The names of the accused have not been released and there was no immediate
comment from Zimbabwe’s government or Mugabe’s ZANU-PF party.
Fritz says that, while it is preferable to secure justice in the location in
which crimes occur, this is not possible in Zimbabwe because the rule of law
there has collapsed and there are no feasible or credible ways to ensure the
accused are prosecuted.
Fritz says South Africa played a leading role in negotiating the Rome
Statute. “South Africa was once a leader of the international criminal
justice project; it led at the Rome negotiations in securing an independent
court, its implementing legislation is a model the world over, for what
should be done, and the court basically said you need to live up to the
vision of those efforts at [the] Rome Statute and the vision that is
contained in implementing legislation,” she said.

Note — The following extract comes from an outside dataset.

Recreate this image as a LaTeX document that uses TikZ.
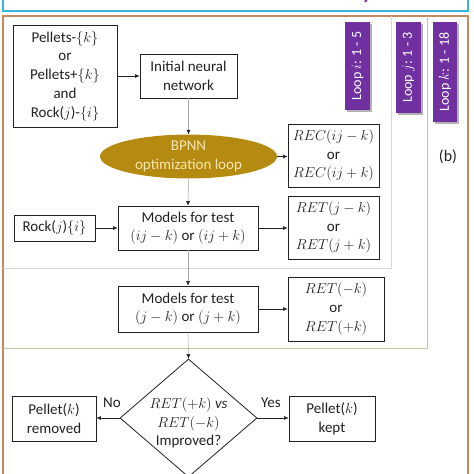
\documentclass[tikz,border=0pt]{standalone}
\usepackage{fontspec}
\setmainfont{Carlito}
\usetikzlibrary{shapes.geometric,arrows.meta}
\definecolor{brownb}{HTML}{C08A64}
\definecolor{cyanb}{HTML}{3AB4D8}
\definecolor{loopi}{HTML}{D8D8CE}
\definecolor{loopj}{HTML}{BFC9A6}
\definecolor{purp}{HTML}{7030A0}
\definecolor{goldf}{HTML}{B58A10}
\definecolor{goldtxt}{HTML}{F6E6B0}
\definecolor{ink}{HTML}{222222}
\tikzset{
  box/.style={draw=ink, line width=0.8pt, fill=white, align=center, inner sep=0pt, text=ink,
    font=\fontsize{15}{18.8}\selectfont},
  arr/.style={-{Latex[length=4.5pt,width=4pt,color=ink]}, line width=0.5pt, draw=ink},
  garr/.style={-{Latex[length=4.5pt,width=4pt,color=ink]}, line width=0.5pt, draw=black!35},
  looplab/.style={fill=purp, text=white, rotate=90, inner sep=0pt,
    font=\fontsize{14}{14}\selectfont},
  shadowbox/.style={fill=black!30},
  lbl/.style={text=ink, font=\fontsize{15}{15}\selectfont}
}
\begin{document}
\begin{tikzpicture}[x=1pt,y=-1pt]
\useasboundingbox (0,0) rectangle (474,474);
\clip (0,0) rectangle (474,474);
\fill[white] (0,0) rectangle (474,474);
% top cropped title box
\draw[cyanb, line width=1.2pt] (3,-6) rectangle (468,11);
\node[anchor=base, text=purp, font=\bfseries\fontsize{20}{20}\selectfont] (ttl) at (367,-1) {y};
% outer frame (loop k)
\draw[brownb, line width=1.5pt] (3,16) rectangle (468,500);
% loop regions
\draw[loopi, line width=1pt] (391,16) -- (391,268) -- (3,268);
\draw[loopj, line width=1pt] (427,16) -- (427,348) -- (3,348);
% loop labels
\fill[shadowbox] (347,24) rectangle (372,112);
\fill[purp] (345,22) rectangle (370,110);
\node[looplab] (li) at (357.5,66) {Loop $i$: 1 - 5};
\fill[shadowbox] (398,24) rectangle (423,115);
\fill[purp] (396,22) rectangle (421,113);
\node[looplab] (lj) at (408.5,67.5) {Loop $j$: 1 - 3};
\fill[shadowbox] (435,24) rectangle (459,124);
\fill[purp] (433,22) rectangle (457,122);
\node[looplab] (lk) at (445,72) {Loop $k$: 1 - 18};
\node[text=ink, font=\fontsize{16}{16}\selectfont] (b) at (448,157) {(b)};
% nodes
\node[box, minimum width=104, minimum height=102] (inp) at (65,76)
  {Pellets-$\{k\}$\\or\\Pellets+$\{k\}$\\and\\Rock($j$)-$\{i\}$};
\node[box, minimum width=97, minimum height=44] (init) at (188.5,76) {Initial neural\\network};
\node[ellipse, fill=goldf, minimum width=177, minimum height=43, inner sep=0pt, align=center,
  text=goldtxt, font=\fontsize{15}{19}\selectfont] (ell) at (188.5,156.5) {BPNN\\optimization loop};
\node[box, minimum width=91, minimum height=63] (rec) at (333.5,155.5)
  {$REC(ij-k)$\\or\\$REC(ij+k)$};
\node[box, minimum width=81, minimum height=26] (rock) at (54.5,228) {Rock($j$)$\{i\}$};
\node[box, minimum width=140, minimum height=44] (m1) at (188,228) {Models for test\\$(ij-k)$ or $(ij+k)$};
\node[box, minimum width=91, minimum height=63] (ret1) at (333.5,227.5)
  {$RET(j-k)$\\or\\$RET(j+k)$};
\node[box, minimum width=140, minimum height=46] (m2) at (188,309) {Models for test\\$(j-k)$ or $(j+k)$};
\node[box, minimum width=96, minimum height=64] (ret2) at (336,309)
  {$RET(-k)$\\or\\$RET(+k)$};
\node[diamond, draw=ink, line width=0.8pt, fill=white, minimum width=137, minimum height=118,
  inner sep=0pt] (dec) at (188.5,418) {};
\node[align=center, text=ink, font=\fontsize{15}{18.5}\selectfont] (dectxt) at (188.5,423)
  {$RET(+k)$ \textit{vs}\\$RET(-k)$\\Improved?};
\node[box, minimum width=84, minimum height=45] (rem) at (54,418.5) {Pellet($k$)\\removed};
\node[box, minimum width=86, minimum height=45] (kept) at (332,418.5) {Pellet($k$)\\kept};
\coordinate (out) at (188.5,500);
% connectors
\draw[arr] (inp.east |- init.west) -- (init.west);
\draw[garr] (init.south) -- (ell.north);
\draw[arr] (ell.east) -- (rec.west |- ell.east);
\draw[garr] (ell.south) -- (m1.north);
\draw[arr] (rock.east) -- (m1.west);
\draw[arr] (m1.east) -- (ret1.west |- m1.east);
\draw[garr] (m1.south) -- (m2.north);
\draw[arr] (m2.east) -- (ret2.west);
\draw[garr] (m2.south) -- (dec.north);
\draw[arr] (dec.west) -- (rem.east |- dec.west);
\draw[arr] (dec.east) -- (kept.west |- dec.east);
\draw[line width=0.5pt, draw=ink] (dec.south) -- (out);
\node[lbl] (no) at (112,403) {No};
\node[lbl] (yes) at (271,403) {Yes};
\end{tikzpicture}
\end{document}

South Africa has also become home to several individuals wanted in their own
countries for crimes against humanity, and Fritz says the ruling is a
warning to those who seek to use this country as a safe haven that they
cannot expect to enjoy impunity here.
Prosecuting authorities in South Africa are already burdened with a high
incidence of serious crime to investigate, and may find it difficult to
obtain the resources to investigate several hundred cases of Zimbabwean
torture.
Also, the ruling could further complicate South Africa’s role as mediator to
the parties in the shaky coalition government in Zimbabwe.